In 1919 he was hired to work as a staff artist at a Chicago advertising company. He and his mother moved to Illinois and lived at 2053 Kenilworth Avenue in Oak Park.

In 1923 he began to paint portraits of movie stars for Motion Picture Classic Magazine. He soon became a top cover artist. He signed his work "E. Dahl."

Along with this impressive career as a Hollywood magazine cover artist, he also developed a playful pen and ink drawing style that imitated the popular cartoons by Nell Brinkely (1886-1944), who drew Jazz Age flappers in the frizzy-haired style of silent film star Clara Bow. Brinkely's cartoons were featured in Hearst's syndicated newspapers. Ehler Dahl capitalized on this fad by producing a knock-off version for a rival newspaper syndicate. He signed this work with a female pen name, Truda Dahl, to preserve his reputation as a Hollywood magazine cover artist. The single-panel cartoons of "Truda Dahl" were so popular, they remained in circulation for several years, and brought greater fame to "Truda Dahl" than to "E. Dahl."

In 1925 the artist's industrious mother, age fifty-five, was still working as a dressmaker. Thanks to her talent and his movie connections, she left NYC and moved to Hollywood to work as a seamstress for the motion picture industry. She lived at 1831 New Hampshire Boulevard. Ehler Dahl left Chicago and returned to NYC and lived at 200 West 85th Street.

In 1927 "Truda Dahl" illustrated The Piece Bag Book, a children's book about dressmaking, sewing and weaving by Anna Blauvelt for Macmillan Company.

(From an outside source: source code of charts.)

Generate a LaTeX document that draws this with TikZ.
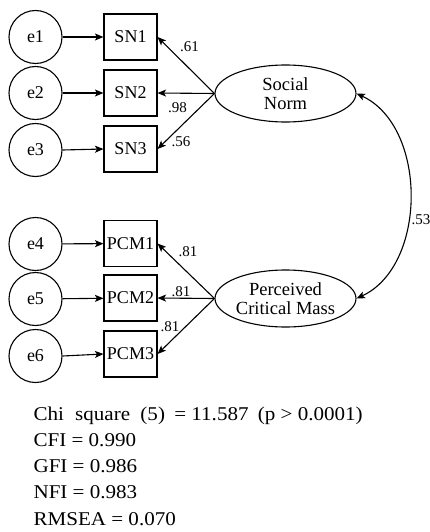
\documentclass[tikz,border=0pt]{standalone}
\usepackage{fontspec}
\setmainfont{Liberation Serif}
\newfontfamily\statfont{Liberation Serif}[FakeStretch=1.08]
\usetikzlibrary{arrows.meta,shapes.geometric}
\begin{document}
\begin{tikzpicture}[x=1pt,y=-1pt,
  line width=1.1pt,
  err/.style={draw,circle,minimum size=53pt,inner sep=0pt,font=\fontsize{18}{20}\selectfont},
  obs/.style={draw,rectangle,minimum width=53pt,minimum height=46pt,inner sep=0pt,font=\fontsize{18}{20}\selectfont},
  lat/.style={draw,ellipse,minimum width=141pt,minimum height=57pt,inner sep=0pt,align=center,font=\fontsize{18.5}{19.5}\selectfont},
  arr/.style={-{Stealth[length=8.5pt,width=7pt,inset=2pt]}},
  bi/.style={{Stealth[length=8.5pt,width=7pt,inset=2pt]}-{Stealth[length=8.5pt,width=7pt,inset=2pt]}},
  coef/.style={font=\fontsize{15}{16}\selectfont,inner sep=0pt},
  stat/.style={anchor=base west,inner sep=0pt,font=\statfont\fontsize{19.5}{24}\selectfont}]
\useasboundingbox (0,0) rectangle (430,532);

% error terms
\node[err] (e1) at (35.5,37) {e1};
\node[err] (e2) at (35.5,93) {e2};
\node[err] (e3) at (35.5,150) {e3};
\node[err] (e4) at (35.5,244) {e4};
\node[err] (e5) at (35.5,299) {e5};
\node[err] (e6) at (35.5,356) {e6};

% observed
\node[obs] (sn1) at (130.5,37) {SN1};
\node[obs] (sn2) at (130.5,93) {SN2};
\node[obs] (sn3) at (130.5,149) {SN3};
\node[obs] (pcm1) at (130.5,243.5) {PCM1};
\node[obs] (pcm2) at (130.5,298) {PCM2};
\node[obs] (pcm3) at (130.5,354) {PCM3};

% latent
\node[lat] (sn) at (285.5,93.5) {Social\\Norm};
\node[lat] (pcm) at (285.5,298.5) {Perceived\\Critical Mass};

% error arrows
\draw[arr] (e1) -- (sn1);
\draw[arr] (e2) -- (sn2);
\draw[arr] (e3.east) -- (sn3.west);
\draw[arr] (e4) -- (pcm1);
\draw[arr] (e5) -- (pcm2);
\draw[arr] (e6.east) -- (pcm3.west);

% loadings
\draw[arr] (sn.west) -- (sn1.east);
\draw[arr] (sn.west) -- (sn2.east);
\draw[arr] (sn.west) -- (sn3.east);
\draw[arr] (pcm.west) -- (pcm1.east);
\draw[arr] (pcm.west) -- (pcm2.east);
\draw[arr] (pcm.west) -- (pcm3.east);

\node[coef] (l1) at (189.5,47) {.61};
\node[coef] (l2) at (177.5,108) {.98};
\node[coef] (l3) at (181,142) {.56};
\node[coef] (l4) at (188,252) {.81};
\node[coef] (l5) at (181,292) {.81};
\node[coef] (l6) at (170,327) {.81};

% covariance
\draw[bi] (sn.east) .. controls +(71,33) and +(71,-33) .. (pcm.east);
\node[coef,anchor=west] (l7) at (411,220) {.53};

% fit statistics
\node[stat] (s1) at (33,420) {Chi\hspace{6pt} square\hspace{5pt} (5)\hspace{4pt} = 11.587\hspace{4pt} (p > 0.0001)};
\node[stat] (s2) at (33,446.5) {CFI = 0.990};
\node[stat] (s3) at (33,472.5) {GFI = 0.986};
\node[stat] (s4) at (33,498.5) {NFI = 0.983};
\node[stat] (s5) at (33,525) {RMSEA = 0.070};
\end{tikzpicture}
\end{document}
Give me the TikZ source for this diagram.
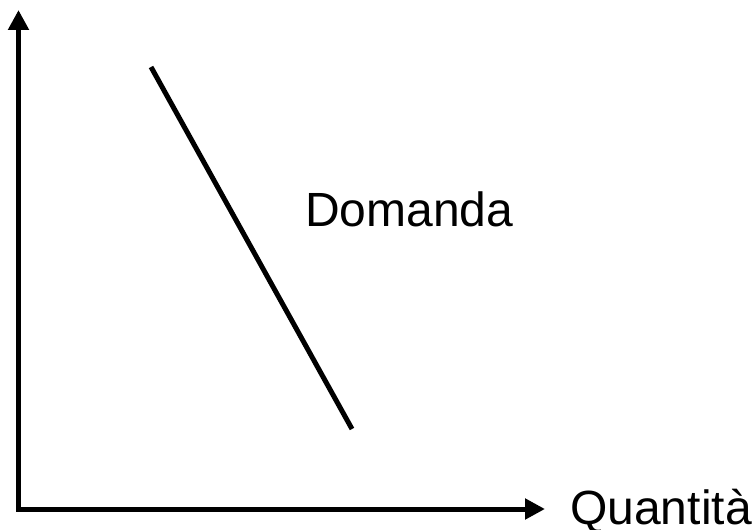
\documentclass[tikz,border=0pt]{standalone}
\usepackage{fontspec}
\setmainfont{Liberation Sans}
\usetikzlibrary{positioning,arrows.meta}

\begin{document}
\begin{tikzpicture}[
  x=0.75pt, y=-0.75pt,
  axis/.style={{Triangle[length=15pt,width=15pt]}-{Triangle[length=15pt,width=15pt]}, line width=3.75pt},
  curve/.style={line width=3.75pt},
  labeltext/.style={font=\fontsize{36pt}{40pt}\selectfont, inner sep=0pt, anchor=base west}
]
  \useasboundingbox (0,0) rectangle (755,530);
  \coordinate (origin) at (18.5,509);
  \coordinate (ytip) at (18.5,10);
  \coordinate (xtip) at (545,509);
  \coordinate (dtop) at (151,67);
  \coordinate (dbot) at (352,429);

  \draw[axis] (ytip) -- (origin) -- (xtip);
  \draw[curve] (dtop) -- (dbot);

  \node[labeltext] (domanda) at (305,227) {Domanda};
  \node[labeltext] (quantita) at (570,524) {Quantità};
\end{tikzpicture}
\end{document}
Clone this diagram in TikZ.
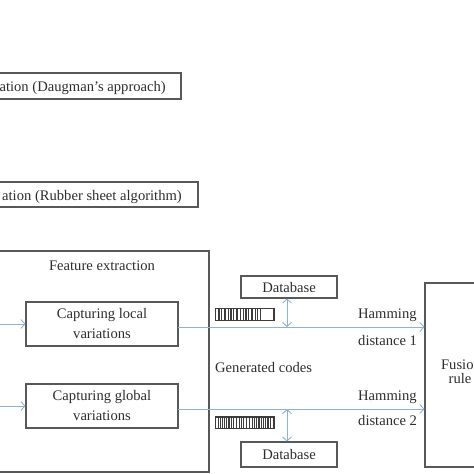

"Truda Dahl" also drew pen and ink story illustrations for romantic pulp magazines, such as Cupid's Diary, Sweetheart Stories, All-Story Love Tales, and Love Novel of the Month.

On February 6, 1928 Ehler Dahl married Alice Lillian Persan in a ceremony performed in the bride's hometown of Elkton, Maryland, where she was born on August 20, 1905. She was a high school graduate. The newlyweds moved to 160 West 73rd Street. They had no children.

In 1930 the artist became a devotee to the influential mystic philosopher Gurdjieff, and in 1933 was involved with the publication and distribution of his book, The Herald of the Coming Good: First Appeal to Contemporary Humanity.

In 1934 Mr. and Mrs. Dahl left NYC and moved to Valley Stream, NY, on Long Island, where they lived at 521 West Valley Stream Boulevard.

Ehler Dahl did not serve in the military during WWII.

In 1943 he and his wife moved to 187 Monroe Street in Valley Stream, NY.

According to The New York Daily News on July 27, 1944, while commuting from work on the Long Island Railroad, Ehler Dahl waited for a connecting train at Jamaica Station in Queens, NY, where he fell asleep while his wallet was stolen by two light-fingered young men. They were subsequently arrested by an observant patrolman, who awoke the startled victim and returned the stolen wallet.

Ehler Dahl died in Valley Stream, NY, at the age of forty-nine on September 5, 1944. His wife Alice Lillian Dahl died at the age of eighty-six on October 15, 1989.